What to work on — Write the lines out exactly as they stand, from the one containing "Clone this chart in matplotlib." through the one containing "plt.rcParams['font.size'] = 7", and only those. Omit pictures.

Supplied information —
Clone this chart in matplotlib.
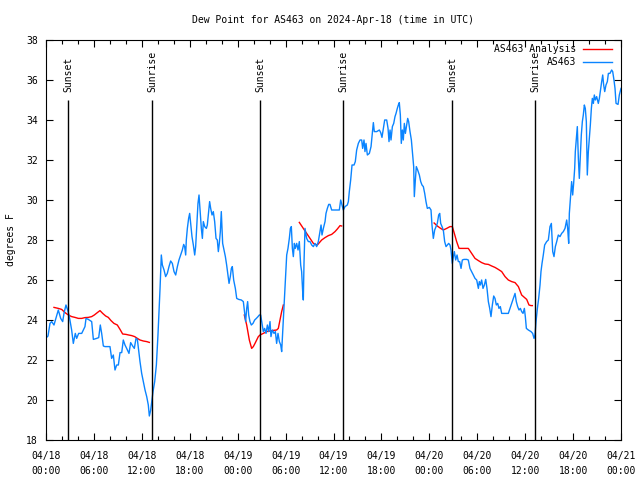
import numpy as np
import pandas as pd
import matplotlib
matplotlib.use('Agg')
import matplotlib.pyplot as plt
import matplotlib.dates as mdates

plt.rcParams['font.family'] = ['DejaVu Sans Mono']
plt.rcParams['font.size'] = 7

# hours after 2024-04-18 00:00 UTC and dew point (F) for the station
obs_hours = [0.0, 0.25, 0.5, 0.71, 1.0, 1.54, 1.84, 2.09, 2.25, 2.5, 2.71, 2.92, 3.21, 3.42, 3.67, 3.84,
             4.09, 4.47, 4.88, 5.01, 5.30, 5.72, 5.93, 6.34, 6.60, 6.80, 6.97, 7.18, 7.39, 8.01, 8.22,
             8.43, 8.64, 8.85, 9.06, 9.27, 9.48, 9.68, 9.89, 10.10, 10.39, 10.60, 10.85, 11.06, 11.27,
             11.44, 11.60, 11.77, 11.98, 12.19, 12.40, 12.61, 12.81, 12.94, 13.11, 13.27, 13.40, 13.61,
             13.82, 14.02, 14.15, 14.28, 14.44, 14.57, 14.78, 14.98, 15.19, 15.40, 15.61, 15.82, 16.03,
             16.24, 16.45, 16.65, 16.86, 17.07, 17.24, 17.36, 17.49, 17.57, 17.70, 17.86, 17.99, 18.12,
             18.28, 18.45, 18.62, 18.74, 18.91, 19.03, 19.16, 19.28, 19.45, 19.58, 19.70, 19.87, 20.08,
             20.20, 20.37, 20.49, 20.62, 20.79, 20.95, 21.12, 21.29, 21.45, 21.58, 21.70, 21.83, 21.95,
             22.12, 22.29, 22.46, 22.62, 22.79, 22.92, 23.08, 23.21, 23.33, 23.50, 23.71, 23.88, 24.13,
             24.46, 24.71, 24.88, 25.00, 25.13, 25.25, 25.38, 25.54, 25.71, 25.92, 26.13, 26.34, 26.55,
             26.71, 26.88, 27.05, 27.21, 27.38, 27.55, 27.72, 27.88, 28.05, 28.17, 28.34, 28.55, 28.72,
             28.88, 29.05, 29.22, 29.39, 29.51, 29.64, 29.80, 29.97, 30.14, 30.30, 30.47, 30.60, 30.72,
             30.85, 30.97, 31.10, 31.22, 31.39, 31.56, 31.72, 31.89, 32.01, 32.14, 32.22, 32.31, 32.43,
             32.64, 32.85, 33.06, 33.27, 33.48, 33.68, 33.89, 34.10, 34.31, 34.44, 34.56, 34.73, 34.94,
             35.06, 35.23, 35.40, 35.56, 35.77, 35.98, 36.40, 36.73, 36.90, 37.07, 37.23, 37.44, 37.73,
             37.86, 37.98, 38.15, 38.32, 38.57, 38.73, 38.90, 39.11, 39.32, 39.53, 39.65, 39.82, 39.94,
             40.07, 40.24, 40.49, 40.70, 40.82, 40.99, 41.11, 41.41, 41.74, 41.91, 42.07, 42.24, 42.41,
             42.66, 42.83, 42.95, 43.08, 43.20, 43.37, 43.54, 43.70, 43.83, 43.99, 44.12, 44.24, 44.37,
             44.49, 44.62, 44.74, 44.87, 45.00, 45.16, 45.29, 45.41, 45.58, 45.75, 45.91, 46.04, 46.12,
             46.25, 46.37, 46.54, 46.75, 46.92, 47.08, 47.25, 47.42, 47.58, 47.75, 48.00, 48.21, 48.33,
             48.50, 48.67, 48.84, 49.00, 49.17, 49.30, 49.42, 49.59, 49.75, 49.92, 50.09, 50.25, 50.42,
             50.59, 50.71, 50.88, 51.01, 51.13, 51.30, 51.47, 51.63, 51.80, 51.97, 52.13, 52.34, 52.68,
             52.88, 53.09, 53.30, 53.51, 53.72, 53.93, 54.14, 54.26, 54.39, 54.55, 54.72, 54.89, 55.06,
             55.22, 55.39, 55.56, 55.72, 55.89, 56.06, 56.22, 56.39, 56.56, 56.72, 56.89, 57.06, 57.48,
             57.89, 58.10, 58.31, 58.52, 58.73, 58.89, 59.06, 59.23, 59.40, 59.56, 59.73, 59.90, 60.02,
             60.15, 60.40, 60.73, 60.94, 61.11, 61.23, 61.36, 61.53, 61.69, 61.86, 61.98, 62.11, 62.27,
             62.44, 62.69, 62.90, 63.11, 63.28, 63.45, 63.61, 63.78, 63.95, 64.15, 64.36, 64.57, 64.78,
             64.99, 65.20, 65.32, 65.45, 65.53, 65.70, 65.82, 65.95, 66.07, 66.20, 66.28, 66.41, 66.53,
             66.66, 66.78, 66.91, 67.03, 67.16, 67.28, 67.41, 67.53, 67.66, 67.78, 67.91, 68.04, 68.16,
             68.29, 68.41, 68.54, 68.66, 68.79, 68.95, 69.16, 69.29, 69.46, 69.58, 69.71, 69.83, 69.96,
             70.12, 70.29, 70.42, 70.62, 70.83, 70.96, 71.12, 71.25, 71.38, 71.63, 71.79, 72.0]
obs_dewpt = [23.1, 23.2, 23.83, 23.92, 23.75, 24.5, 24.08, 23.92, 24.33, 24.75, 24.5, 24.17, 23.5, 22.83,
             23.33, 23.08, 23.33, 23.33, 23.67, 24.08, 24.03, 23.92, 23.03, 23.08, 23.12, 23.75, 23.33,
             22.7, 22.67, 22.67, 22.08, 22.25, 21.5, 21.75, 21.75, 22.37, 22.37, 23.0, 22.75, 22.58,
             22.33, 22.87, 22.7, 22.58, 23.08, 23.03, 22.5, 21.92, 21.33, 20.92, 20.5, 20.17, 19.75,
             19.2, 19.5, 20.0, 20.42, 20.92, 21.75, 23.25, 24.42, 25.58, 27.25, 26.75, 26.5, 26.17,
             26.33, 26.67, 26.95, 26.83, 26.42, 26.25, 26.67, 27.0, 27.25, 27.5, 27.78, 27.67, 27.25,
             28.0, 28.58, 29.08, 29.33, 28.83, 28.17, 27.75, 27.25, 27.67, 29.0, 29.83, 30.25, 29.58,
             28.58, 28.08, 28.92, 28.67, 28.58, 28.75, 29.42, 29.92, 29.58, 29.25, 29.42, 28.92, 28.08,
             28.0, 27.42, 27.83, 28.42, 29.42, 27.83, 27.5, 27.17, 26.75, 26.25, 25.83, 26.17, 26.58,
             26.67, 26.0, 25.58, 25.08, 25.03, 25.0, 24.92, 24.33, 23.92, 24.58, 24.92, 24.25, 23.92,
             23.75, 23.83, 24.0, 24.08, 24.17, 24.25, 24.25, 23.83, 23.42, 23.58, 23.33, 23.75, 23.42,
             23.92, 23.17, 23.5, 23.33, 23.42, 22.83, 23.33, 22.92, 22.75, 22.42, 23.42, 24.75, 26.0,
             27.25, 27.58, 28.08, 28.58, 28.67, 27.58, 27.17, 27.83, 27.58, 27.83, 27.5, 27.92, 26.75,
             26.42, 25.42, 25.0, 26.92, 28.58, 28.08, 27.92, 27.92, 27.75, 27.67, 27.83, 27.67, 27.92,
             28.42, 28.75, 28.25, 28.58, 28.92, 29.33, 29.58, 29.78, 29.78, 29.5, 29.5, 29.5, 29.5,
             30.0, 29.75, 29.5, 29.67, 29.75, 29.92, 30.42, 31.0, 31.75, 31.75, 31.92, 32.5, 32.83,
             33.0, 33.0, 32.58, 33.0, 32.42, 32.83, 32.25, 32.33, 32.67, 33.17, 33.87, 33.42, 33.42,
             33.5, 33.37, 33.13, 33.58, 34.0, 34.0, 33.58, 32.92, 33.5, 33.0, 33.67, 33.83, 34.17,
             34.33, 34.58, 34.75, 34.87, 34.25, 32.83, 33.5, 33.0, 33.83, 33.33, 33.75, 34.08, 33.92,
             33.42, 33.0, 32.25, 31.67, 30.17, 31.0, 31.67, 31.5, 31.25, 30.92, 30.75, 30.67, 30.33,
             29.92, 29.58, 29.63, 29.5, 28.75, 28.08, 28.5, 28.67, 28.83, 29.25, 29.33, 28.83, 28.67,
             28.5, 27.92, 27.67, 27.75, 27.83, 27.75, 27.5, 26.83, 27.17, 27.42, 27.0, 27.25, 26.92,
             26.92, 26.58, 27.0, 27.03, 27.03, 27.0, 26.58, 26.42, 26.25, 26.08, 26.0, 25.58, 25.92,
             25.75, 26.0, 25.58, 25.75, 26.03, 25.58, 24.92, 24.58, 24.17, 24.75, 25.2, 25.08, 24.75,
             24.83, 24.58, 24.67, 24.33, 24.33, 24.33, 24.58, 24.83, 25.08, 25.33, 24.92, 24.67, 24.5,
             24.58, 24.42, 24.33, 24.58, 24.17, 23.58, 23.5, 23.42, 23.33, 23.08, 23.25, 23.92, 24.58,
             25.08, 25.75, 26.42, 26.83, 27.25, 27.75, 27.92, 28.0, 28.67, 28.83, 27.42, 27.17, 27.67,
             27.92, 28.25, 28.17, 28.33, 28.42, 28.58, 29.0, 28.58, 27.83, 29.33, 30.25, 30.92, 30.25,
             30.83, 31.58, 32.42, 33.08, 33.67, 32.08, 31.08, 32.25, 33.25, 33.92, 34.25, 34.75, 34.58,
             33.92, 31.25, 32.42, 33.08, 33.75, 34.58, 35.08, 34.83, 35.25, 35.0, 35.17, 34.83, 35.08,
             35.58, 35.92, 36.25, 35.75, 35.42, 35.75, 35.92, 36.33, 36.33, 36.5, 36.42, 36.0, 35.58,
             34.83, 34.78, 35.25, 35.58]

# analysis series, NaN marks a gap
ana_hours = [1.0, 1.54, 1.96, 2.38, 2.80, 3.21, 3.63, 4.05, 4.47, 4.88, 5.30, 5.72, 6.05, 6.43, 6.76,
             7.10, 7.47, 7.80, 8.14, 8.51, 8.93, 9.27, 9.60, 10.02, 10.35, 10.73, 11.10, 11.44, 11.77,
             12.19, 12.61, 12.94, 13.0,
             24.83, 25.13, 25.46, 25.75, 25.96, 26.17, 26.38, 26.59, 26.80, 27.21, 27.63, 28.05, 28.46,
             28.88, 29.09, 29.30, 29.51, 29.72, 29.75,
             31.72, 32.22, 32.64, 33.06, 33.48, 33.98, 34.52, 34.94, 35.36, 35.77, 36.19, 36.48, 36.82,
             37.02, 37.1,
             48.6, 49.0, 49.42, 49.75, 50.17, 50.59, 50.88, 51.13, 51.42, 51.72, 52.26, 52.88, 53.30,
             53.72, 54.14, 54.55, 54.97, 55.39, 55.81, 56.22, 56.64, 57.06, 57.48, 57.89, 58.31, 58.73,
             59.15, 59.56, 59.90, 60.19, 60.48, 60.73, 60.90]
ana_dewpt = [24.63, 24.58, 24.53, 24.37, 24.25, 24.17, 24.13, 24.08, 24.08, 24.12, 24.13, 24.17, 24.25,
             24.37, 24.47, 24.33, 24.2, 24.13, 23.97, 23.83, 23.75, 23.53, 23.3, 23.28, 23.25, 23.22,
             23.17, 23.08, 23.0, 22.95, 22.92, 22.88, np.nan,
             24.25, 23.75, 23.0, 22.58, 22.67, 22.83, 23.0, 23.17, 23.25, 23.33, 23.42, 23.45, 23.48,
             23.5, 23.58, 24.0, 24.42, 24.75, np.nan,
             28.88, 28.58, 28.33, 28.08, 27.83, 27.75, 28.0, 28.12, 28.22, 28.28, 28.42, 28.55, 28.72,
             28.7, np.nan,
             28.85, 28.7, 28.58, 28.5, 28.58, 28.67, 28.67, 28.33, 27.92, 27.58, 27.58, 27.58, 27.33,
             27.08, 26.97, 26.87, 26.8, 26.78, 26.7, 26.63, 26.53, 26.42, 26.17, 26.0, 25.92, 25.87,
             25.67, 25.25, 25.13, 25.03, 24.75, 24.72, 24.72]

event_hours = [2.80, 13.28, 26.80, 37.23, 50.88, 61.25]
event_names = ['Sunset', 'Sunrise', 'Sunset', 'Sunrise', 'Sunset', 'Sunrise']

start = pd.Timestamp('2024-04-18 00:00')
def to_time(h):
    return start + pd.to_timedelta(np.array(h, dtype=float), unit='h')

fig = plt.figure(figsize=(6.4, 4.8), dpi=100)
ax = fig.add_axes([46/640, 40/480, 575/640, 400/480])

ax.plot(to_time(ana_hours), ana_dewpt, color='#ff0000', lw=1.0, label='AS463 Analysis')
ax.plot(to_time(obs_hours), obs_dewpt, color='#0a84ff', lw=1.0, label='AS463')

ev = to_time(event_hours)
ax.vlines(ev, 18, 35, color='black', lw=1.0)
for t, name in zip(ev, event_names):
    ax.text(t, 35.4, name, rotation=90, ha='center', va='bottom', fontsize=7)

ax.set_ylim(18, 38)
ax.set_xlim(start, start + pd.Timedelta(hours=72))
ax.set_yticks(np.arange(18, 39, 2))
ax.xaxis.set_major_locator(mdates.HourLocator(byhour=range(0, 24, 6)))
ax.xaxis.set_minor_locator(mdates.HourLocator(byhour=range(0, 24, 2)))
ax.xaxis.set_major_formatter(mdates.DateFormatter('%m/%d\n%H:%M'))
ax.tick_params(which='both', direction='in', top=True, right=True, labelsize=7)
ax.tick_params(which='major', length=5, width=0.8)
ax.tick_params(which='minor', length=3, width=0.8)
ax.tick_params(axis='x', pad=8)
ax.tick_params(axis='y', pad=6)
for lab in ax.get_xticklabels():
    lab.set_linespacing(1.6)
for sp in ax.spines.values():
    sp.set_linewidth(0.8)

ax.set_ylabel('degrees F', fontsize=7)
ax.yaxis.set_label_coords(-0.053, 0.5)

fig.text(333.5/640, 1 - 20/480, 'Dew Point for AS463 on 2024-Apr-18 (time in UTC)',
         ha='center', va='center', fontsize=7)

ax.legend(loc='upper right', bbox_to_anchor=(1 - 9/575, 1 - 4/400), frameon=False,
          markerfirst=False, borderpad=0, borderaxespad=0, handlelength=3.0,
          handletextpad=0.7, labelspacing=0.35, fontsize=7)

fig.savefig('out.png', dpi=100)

--

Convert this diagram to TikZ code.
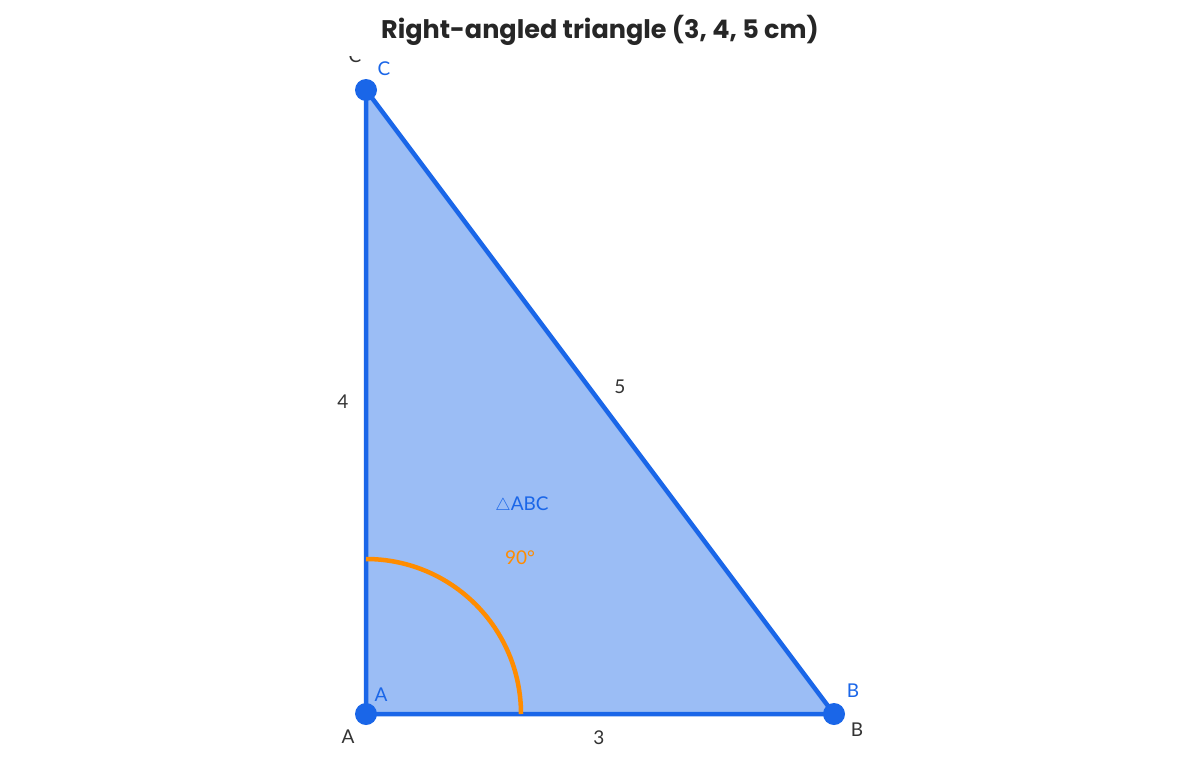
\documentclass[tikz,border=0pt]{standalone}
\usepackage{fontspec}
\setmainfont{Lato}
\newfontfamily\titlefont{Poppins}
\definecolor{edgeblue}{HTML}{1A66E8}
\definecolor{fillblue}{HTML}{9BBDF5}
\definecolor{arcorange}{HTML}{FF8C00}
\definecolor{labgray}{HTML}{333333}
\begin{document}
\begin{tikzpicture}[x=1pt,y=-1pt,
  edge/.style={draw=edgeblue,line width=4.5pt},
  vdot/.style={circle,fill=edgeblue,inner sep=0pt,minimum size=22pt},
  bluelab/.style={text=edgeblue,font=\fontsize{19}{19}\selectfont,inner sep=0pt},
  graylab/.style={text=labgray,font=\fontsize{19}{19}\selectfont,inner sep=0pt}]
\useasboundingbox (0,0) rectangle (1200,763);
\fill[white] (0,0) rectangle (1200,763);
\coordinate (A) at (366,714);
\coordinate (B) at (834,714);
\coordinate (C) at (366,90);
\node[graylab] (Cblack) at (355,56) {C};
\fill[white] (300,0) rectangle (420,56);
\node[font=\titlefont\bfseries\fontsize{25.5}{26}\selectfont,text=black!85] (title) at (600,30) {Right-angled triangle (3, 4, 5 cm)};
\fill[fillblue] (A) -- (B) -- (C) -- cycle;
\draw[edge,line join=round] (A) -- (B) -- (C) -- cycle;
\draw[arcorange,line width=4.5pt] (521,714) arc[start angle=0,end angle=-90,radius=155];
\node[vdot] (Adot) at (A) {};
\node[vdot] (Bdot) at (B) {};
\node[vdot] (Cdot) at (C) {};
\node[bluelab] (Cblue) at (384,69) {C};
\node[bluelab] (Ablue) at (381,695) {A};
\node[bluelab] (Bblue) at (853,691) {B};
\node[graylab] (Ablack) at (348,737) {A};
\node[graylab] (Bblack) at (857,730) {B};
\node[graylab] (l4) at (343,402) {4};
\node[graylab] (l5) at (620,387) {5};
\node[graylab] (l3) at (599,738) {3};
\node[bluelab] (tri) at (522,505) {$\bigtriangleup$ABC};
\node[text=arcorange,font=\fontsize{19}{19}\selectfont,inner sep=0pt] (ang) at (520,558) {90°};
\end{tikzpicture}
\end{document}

---

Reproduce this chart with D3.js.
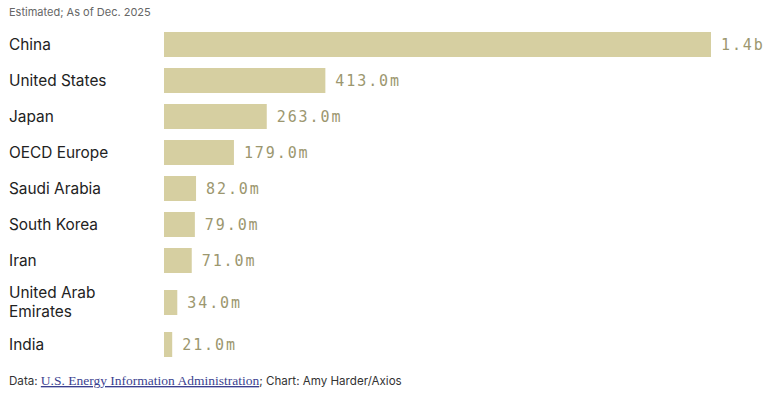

Task output —
Clone this chart in matplotlib.
import numpy as np
import pandas as pd
import matplotlib
matplotlib.use('Agg')
import matplotlib.pyplot as plt
import matplotlib.dates as mdates

plt.rcParams['font.family'] = ['DejaVu Sans Mono']
plt.rcParams['font.size'] = 7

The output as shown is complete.